Using a standard normal distribution table or a statistical calculator, we can find the cumulative probability corresponding to a Z-score of 0.87 (rounding 0.8667 to two decimal places for table lookup). This probability represents the percentage of families that spend less than $$\$ 7000$$. The cumulative probability for $$z = 0.87$$ is approximately 0.8078.

$$P(Z < 0.87) \approx 0.8078$$

**step3 Calculate the percentage of families spending more than $$\$ 7000$$**

Since we want the percentage of families spending *more than* $$\$ 7000$$, we subtract the cumulative probability (spending less than $$\$ 7000$$) from 1. Then, we convert the resulting probability to a percentage.

$$P(X > 7000) = 1 - P(X \leq 7000)$$

$$P(Z > 0.87) = 1 - 0.8078$$

$$P(Z > 0.87) = 0.1922$$

Converting this probability to a percentage gives us 19.22%.

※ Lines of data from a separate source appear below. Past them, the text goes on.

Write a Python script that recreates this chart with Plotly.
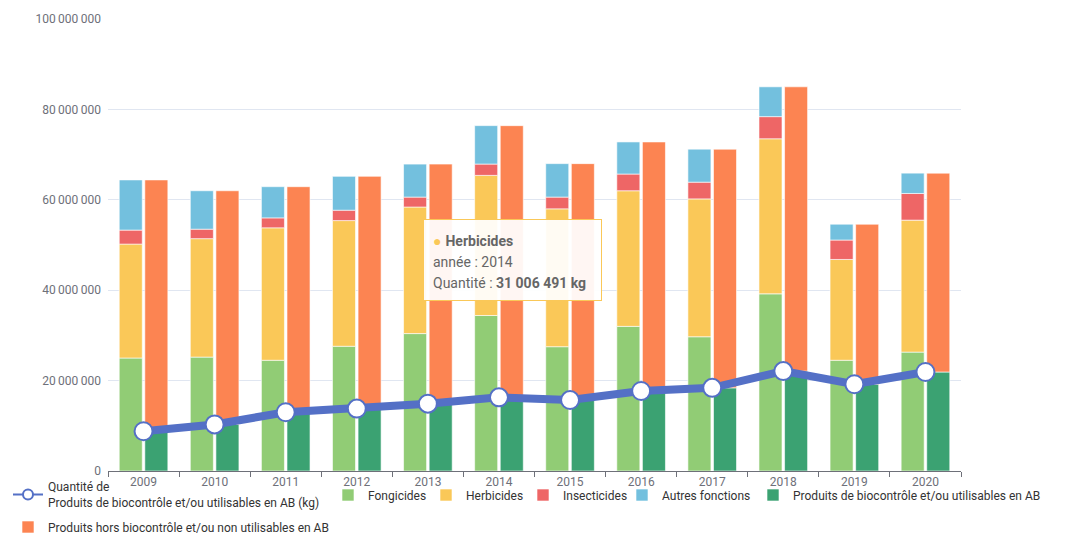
import plotly.graph_objects as go
import numpy as np

years = ["2009", "2010", "2011", "2012", "2013", "2014", "2015", "2016", "2017", "2018", "2019", "2020"]

fongicides = [25.0e6, 25.2e6, 24.5e6, 27.6e6, 30.4e6, 34.4e6, 27.5e6, 32.0e6, 29.7e6, 39.2e6, 24.5e6, 26.3e6]
herbicides = [25.2e6, 26.2e6, 29.3e6, 27.8e6, 28.0e6, 31006491, 30.5e6, 30.0e6, 30.5e6, 34.3e6, 22.3e6, 29.2e6]
insecticides = [3.1e6, 2.1e6, 2.2e6, 2.3e6, 2.2e6, 2.5e6, 2.6e6, 3.7e6, 3.7e6, 4.9e6, 4.3e6, 5.9e6]
autres = [11.1e6, 8.5e6, 6.9e6, 7.5e6, 7.3e6, 8.5e6, 7.4e6, 7.1e6, 7.3e6, 6.6e6, 3.5e6, 4.5e6]
biocontrole = [8.8e6, 10.3e6, 13.0e6, 13.8e6, 14.9e6, 16.3e6, 15.7e6, 17.7e6, 18.4e6, 22.1e6, 19.2e6, 21.9e6]
hors_biocontrole = [55.6e6, 51.7e6, 49.9e6, 51.4e6, 53.0e6, 60.1e6, 52.3e6, 55.1e6, 52.8e6, 62.9e6, 35.4e6, 44.0e6]

LINE_NAME = "Quantité de<br>Produits de biocontrôle et/ou utilisables en AB (kg)"
FONT = "Roboto, Liberation Sans, sans-serif"
W, H = 1074, 534

# legend placement (pixel x of each legend box, pixel y of row centre)
legend_pos = {
    "legend": (8, 495), "legend2": (328, 495), "legend3": (426, 495), "legend4": (523, 495),
    "legend5": (622, 495), "legend6": (753, 495), "legend7": (8, 527),
}

fig = go.Figure()

# legend-only entry for the line (thin line + hollow circle, as in the reference legend)
fig.add_trace(go.Scatter(
    x=[None], y=[None], mode="lines+markers", name=LINE_NAME,
    line=dict(color="#5470c6", width=2),
    marker=dict(size=10, color="white", line=dict(color="#5470c6", width=2)),
    legend="legend",
))

left_series = [
    ("Fongicides", fongicides, "#91cc75", "legend2"),
    ("Herbicides", herbicides, "#fac858", "legend3"),
    ("Insecticides", insecticides, "#ee6666", "legend4"),
    ("Autres fonctions", autres, "#73c0de", "legend5"),
]
base = np.zeros(len(years))
for name, vals, col, leg in left_series:
    v = np.array(vals, dtype=float)
    fig.add_trace(go.Bar(x=years, y=v, base=base.copy(), name=name, offsetgroup="fonction",
                         marker=dict(color=col, line=dict(color="rgba(255,255,255,0.6)", width=1)),
                         legend=leg))
    base = base + v

right_series = [
    ("Produits de biocontrôle et/ou utilisables en AB", biocontrole, "#3ba272", "legend6"),
    ("Produits hors biocontrôle et/ou non utilisables en AB", hors_biocontrole, "#fc8452", "legend7"),
]
base = np.zeros(len(years))
for name, vals, col, leg in right_series:
    v = np.array(vals, dtype=float)
    fig.add_trace(go.Bar(x=years, y=v, base=base.copy(), name=name, offsetgroup="categorie",
                         marker=dict(color=col, line=dict(color="rgba(255,255,255,0.6)", width=1)),
                         legend=leg))
    base = base + v

fig.add_trace(go.Scatter(
    x=years, y=biocontrole, mode="lines+markers", name=LINE_NAME, showlegend=False,
    line=dict(color="#5470c6", width=8),
    marker=dict(size=18, color="white", line=dict(color="#5470c6", width=2)),
))

fig.add_annotation(
    xref="paper", yref="paper", x=(423 - 108) / 853, y=(471 - 219) / 452, xanchor="left", yanchor="top",
    text=("<span style='color:#fac858;font-size:14px'>●</span> <span style='font-size:14px'><b>Herbicides</b></span><br>"
          "<span style='font-size:14px'>année : 2014</span><br>"
          "<span style='font-size:14px'>Quantité : <b>31 006 491 kg</b></span>"),
    align="left", valign="bottom", showarrow=False, width=159, height=62,
    font=dict(family=FONT, size=16, color="#666666"),
    bgcolor="rgba(255,255,255,0.93)", bordercolor="#fac858", borderwidth=1, borderpad=9,
)

legends = {}
for key, (px, py) in legend_pos.items():
    legends[key] = dict(orientation="h", xref="container", yref="container",
                        x=px / W, y=1 - py / H, xanchor="left", yanchor="middle",
                        font=dict(family=FONT, size=12, color="#333333"),
                        itemwidth=30, bgcolor="rgba(0,0,0,0)")

fig.update_layout(
    width=W, height=H,
    margin=dict(l=108, r=113, t=19, b=63, autoexpand=False),
    paper_bgcolor="white", plot_bgcolor="white",
    barmode="group", bargap=0.28, bargroupgap=0.1,
    separators=",\u2009",
    font=dict(family=FONT, size=12, color="#6E7079"),
    showlegend=True,
    hovermode=False,
    **legends,
)
fig.update_xaxes(type="category", range=[-0.5, len(years) - 0.5],
                 showline=True, linecolor="#6E7079", linewidth=1,
                 ticks="outside", tickson="boundaries", ticklen=5, tickcolor="#6E7079",
                 showgrid=False, tickfont=dict(size=12, color="#6E7079"))
fig.update_yaxes(range=[0, 100e6], tickvals=[0, 20e6, 40e6, 60e6, 80e6, 100e6], tickformat=",d",
                 showgrid=True, gridcolor="#E0E6F1", zeroline=False, showline=False,
                 tickfont=dict(size=12, color="#6E7079"), ticks="", ticklabelstandoff=6)

fig.write_html("out.html", config={"displayModeBar": False},
               post_script="document.body.style.margin='0';")
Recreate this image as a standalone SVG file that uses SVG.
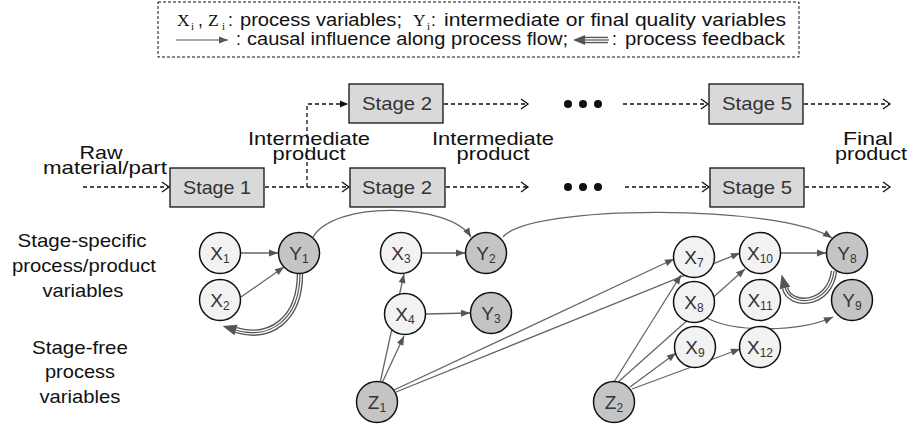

$$0.1922 \times 100\% = 19.22\%$$

## Question1.c:

**step1 Identify the Z-score for the 95th percentile**

To find the expenditure for the highest 5% of families, we need to find the expenditure value (X) such that 5% of families spend *more* than this amount. This is equivalent to finding the value for which 95% of families spend *less* than this amount (the 95th percentile). We find the Z-score corresponding to a cumulative probability of 0.95 from a standard normal distribution table. For a cumulative probability of 0.95, the Z-score is approximately 1.645.

$$z = 1.645$$

**step2 Calculate the expenditure value**

Using the identified Z-score, we convert it back to an expenditure value (X) using the formula: $$X = \mu + z \times \sigma$$.

$$X = 5700 + (1.645) \times 1500$$

Substitute the given values: mean ($$\mu$$) = $$\$ 5700$$, standard deviation ($$\sigma$$) = $$\$ 1500$$, and the Z-score ($$z$$) = 1.645.

$$X = 5700 + 2467.5$$

$$X = 8167.5$$

**step3 Determine the range of expenditures**

The calculated value of X, $$\$ 8167.50$$, represents the lower limit for the highest 5% of expenditures. The range of expenditures for these families is anything above this amount.

$$ \text{Range} = [\$8167.50, \text{infinity}) $$